Records:

★ ★ ★ ★ ★

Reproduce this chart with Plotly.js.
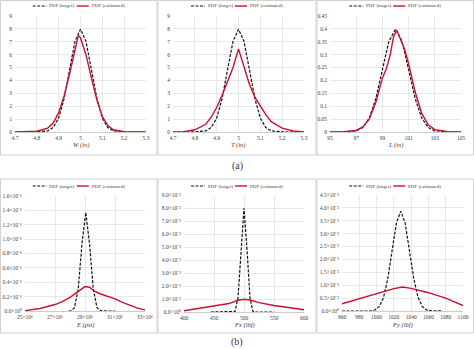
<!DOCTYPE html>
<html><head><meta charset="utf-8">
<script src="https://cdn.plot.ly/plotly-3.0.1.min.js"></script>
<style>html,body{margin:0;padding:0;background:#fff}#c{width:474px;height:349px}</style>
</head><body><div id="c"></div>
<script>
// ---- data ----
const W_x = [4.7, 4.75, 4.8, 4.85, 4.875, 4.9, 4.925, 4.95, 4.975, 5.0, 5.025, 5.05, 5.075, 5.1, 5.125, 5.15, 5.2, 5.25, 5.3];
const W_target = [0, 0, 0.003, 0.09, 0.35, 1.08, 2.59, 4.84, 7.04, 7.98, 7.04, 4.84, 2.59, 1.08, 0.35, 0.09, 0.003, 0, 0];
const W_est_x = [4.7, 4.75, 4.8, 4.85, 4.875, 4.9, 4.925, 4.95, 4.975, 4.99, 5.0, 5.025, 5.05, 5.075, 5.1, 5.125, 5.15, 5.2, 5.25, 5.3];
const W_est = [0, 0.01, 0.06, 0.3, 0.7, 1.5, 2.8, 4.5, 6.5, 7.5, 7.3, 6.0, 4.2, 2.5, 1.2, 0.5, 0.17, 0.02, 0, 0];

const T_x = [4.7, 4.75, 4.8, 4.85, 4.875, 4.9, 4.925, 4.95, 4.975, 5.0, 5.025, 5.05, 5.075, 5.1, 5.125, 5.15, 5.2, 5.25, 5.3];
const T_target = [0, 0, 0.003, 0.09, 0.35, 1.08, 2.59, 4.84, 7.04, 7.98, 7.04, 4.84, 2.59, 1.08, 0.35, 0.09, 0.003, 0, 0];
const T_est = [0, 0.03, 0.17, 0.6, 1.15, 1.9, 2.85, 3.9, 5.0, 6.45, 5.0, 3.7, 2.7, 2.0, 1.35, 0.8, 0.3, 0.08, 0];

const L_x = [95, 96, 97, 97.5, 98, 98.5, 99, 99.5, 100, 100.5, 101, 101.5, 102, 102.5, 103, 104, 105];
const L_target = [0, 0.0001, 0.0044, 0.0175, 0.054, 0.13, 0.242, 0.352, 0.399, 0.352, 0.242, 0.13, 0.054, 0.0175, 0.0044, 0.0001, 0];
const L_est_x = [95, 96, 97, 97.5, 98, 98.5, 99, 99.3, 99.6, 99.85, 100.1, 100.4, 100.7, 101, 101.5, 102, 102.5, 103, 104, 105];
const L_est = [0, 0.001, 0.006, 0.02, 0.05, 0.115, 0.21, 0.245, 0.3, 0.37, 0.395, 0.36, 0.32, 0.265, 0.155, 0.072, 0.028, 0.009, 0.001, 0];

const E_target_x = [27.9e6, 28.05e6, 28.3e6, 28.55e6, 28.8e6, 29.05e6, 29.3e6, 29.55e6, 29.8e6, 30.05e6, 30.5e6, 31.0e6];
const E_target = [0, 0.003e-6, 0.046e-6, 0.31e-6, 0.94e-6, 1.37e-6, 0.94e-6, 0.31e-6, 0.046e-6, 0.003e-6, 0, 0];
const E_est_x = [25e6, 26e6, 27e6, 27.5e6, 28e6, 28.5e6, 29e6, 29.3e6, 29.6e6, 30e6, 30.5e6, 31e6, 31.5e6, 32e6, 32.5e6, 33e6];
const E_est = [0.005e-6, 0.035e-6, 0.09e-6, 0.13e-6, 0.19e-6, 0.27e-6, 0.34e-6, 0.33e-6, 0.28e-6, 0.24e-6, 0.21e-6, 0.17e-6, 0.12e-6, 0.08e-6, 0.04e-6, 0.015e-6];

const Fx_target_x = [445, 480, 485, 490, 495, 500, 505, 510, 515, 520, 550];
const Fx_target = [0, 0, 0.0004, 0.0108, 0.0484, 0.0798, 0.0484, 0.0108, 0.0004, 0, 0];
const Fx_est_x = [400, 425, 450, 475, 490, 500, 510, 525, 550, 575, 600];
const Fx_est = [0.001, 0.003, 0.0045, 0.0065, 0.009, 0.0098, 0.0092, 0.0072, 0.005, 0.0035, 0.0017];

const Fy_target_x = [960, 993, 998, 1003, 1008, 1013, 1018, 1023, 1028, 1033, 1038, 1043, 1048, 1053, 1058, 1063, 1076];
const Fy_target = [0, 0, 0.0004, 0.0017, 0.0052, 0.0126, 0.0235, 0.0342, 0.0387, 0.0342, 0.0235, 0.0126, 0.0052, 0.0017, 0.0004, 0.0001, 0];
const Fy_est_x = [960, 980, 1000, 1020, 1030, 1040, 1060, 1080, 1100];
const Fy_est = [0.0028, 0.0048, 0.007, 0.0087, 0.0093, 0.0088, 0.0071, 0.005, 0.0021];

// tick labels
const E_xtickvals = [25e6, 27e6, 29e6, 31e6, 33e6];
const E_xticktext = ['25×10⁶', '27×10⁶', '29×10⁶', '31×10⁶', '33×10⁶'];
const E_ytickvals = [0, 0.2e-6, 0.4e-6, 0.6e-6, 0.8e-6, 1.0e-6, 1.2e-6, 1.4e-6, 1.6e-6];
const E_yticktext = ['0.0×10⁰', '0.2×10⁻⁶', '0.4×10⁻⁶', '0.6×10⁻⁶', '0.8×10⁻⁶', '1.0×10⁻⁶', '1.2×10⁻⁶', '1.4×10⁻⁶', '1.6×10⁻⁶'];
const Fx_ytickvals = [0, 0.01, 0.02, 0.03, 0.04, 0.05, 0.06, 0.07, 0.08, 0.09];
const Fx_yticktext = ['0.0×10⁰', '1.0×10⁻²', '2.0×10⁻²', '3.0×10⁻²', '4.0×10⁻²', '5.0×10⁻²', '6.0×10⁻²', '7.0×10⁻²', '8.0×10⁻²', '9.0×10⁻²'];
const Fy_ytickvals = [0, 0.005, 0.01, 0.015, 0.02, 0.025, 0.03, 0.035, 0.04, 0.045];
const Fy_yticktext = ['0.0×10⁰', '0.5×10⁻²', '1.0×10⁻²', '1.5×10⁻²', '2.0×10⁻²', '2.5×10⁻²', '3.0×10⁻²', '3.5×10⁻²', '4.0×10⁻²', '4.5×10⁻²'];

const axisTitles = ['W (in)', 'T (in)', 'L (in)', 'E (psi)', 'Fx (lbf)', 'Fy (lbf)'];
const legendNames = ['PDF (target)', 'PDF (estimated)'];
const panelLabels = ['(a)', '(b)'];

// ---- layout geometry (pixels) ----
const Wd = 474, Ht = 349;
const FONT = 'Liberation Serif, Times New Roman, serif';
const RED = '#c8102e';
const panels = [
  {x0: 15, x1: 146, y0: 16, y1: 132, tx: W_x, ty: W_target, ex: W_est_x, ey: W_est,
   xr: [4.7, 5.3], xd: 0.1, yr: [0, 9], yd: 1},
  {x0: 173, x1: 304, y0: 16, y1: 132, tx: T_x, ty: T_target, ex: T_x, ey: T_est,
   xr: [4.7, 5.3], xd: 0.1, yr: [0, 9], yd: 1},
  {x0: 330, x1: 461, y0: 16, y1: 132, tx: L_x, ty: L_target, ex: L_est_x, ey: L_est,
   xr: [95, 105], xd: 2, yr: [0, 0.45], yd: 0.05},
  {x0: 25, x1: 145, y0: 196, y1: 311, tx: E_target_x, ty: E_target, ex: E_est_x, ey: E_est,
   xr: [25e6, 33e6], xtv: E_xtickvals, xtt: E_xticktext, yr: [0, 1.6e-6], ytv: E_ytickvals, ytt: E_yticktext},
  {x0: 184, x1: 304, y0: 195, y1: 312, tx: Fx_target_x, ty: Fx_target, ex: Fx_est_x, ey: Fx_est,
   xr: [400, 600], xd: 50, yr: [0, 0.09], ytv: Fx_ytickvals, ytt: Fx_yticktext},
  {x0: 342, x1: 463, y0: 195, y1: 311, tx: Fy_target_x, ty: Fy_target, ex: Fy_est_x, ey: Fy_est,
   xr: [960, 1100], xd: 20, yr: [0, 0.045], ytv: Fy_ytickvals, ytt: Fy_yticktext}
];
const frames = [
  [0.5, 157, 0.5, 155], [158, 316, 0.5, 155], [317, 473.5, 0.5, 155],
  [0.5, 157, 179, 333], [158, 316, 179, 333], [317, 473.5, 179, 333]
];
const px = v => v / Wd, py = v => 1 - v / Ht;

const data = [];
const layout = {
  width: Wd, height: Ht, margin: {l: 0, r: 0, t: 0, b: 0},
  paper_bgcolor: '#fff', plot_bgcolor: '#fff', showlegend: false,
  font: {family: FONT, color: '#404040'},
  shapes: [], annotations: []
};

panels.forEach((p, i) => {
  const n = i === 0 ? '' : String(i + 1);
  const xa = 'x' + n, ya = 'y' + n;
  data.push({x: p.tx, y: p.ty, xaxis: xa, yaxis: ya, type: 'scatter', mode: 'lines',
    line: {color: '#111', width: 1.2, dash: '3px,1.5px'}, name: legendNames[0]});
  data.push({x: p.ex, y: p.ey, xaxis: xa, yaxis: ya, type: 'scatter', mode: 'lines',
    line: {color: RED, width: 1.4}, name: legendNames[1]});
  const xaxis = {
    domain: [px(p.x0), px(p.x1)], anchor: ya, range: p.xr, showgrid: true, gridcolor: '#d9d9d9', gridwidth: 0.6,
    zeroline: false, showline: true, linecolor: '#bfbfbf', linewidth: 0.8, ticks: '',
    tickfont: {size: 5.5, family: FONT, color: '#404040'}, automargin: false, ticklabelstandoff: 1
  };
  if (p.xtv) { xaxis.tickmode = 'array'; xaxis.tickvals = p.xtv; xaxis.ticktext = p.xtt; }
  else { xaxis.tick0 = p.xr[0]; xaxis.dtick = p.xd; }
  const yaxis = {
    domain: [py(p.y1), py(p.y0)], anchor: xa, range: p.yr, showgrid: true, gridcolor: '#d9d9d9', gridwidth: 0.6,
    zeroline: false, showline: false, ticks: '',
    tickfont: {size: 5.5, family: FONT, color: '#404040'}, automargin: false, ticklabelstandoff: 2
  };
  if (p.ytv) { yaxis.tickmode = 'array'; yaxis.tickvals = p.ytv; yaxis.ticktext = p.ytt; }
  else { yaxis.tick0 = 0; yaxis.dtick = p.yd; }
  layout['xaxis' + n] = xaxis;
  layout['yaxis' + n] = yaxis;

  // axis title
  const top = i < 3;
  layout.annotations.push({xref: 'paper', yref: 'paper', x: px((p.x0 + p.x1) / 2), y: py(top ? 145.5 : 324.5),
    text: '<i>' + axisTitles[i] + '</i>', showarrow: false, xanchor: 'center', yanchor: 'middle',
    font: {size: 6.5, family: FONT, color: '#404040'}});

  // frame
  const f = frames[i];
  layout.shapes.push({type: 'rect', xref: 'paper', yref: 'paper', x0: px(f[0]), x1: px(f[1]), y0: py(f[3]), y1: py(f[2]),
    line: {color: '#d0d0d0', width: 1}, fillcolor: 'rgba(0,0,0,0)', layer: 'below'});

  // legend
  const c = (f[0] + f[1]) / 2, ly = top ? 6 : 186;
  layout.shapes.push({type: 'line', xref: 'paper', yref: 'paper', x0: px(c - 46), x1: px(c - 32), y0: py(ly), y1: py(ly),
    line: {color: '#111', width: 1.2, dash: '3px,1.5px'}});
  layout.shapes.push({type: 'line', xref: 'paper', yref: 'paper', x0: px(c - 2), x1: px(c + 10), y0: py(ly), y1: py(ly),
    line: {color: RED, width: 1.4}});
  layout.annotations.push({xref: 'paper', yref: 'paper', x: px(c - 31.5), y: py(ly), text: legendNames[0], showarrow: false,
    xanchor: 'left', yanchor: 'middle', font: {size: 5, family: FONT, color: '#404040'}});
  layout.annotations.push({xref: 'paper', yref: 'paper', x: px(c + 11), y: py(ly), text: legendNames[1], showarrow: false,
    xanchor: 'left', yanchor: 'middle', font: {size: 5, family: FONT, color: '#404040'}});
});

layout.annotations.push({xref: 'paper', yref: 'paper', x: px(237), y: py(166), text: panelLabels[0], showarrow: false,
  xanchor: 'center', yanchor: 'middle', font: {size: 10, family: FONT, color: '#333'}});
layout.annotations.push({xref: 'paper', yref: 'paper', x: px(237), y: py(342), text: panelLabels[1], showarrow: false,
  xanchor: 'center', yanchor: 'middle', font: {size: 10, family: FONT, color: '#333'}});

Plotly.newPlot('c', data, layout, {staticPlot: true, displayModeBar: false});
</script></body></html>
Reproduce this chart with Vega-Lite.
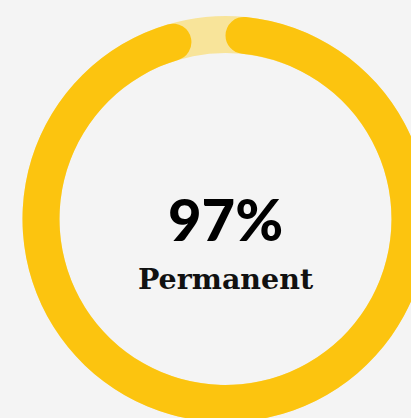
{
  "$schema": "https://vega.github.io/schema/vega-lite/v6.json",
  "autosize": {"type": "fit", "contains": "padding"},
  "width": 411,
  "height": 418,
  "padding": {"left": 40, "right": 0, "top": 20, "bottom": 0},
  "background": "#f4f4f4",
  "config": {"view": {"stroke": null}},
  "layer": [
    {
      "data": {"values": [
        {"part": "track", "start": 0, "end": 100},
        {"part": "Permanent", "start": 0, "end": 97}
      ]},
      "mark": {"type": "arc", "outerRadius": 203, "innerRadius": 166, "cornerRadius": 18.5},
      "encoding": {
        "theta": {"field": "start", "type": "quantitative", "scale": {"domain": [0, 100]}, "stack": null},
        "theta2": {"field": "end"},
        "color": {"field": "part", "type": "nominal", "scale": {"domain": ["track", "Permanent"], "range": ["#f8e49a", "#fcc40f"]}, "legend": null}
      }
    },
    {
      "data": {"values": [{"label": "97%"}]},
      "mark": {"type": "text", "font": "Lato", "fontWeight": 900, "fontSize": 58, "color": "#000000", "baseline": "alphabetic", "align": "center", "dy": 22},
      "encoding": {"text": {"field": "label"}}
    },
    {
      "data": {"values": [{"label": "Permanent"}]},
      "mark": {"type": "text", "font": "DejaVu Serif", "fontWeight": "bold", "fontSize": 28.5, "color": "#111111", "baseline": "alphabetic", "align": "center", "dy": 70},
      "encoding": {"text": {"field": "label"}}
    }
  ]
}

★ ★ ★ ★ ★

● SHORT EXERCISE:
Produce an exact copy of the lines from the line containing "Reproduce this chart with Vega-Lite." through the last line of the records, with no pictures and no other text.

● RESULT:
Reproduce this chart with Vega-Lite.
{
  "$schema": "https://vega.github.io/schema/vega-lite/v6.json",
  "autosize": {"type": "fit", "contains": "padding"},
  "width": 411,
  "height": 418,
  "padding": {"left": 40, "right": 0, "top": 20, "bottom": 0},
  "background": "#f4f4f4",
  "config": {"view": {"stroke": null}},
  "layer": [
    {
      "data": {"values": [
        {"part": "track", "start": 0, "end": 100},
        {"part": "Permanent", "start": 0, "end": 97}
      ]},
      "mark": {"type": "arc", "outerRadius": 203, "innerRadius": 166, "cornerRadius": 18.5},
      "encoding": {
        "theta": {"field": "start", "type": "quantitative", "scale": {"domain": [0, 100]}, "stack": null},
        "theta2": {"field": "end"},
        "color": {"field": "part", "type": "nominal", "scale": {"domain": ["track", "Permanent"], "range": ["#f8e49a", "#fcc40f"]}, "legend": null}
      }
    },
    {
      "data": {"values": [{"label": "97%"}]},
      "mark": {"type": "text", "font": "Lato", "fontWeight": 900, "fontSize": 58, "color": "#000000", "baseline": "alphabetic", "align": "center", "dy": 22},
      "encoding": {"text": {"field": "label"}}
    },
    {
      "data": {"values": [{"label": "Permanent"}]},
      "mark": {"type": "text", "font": "DejaVu Serif", "fontWeight": "bold", "fontSize": 28.5, "color": "#111111", "baseline": "alphabetic", "align": "center", "dy": 70},
      "encoding": {"text": {"field": "label"}}
    }
  ]
}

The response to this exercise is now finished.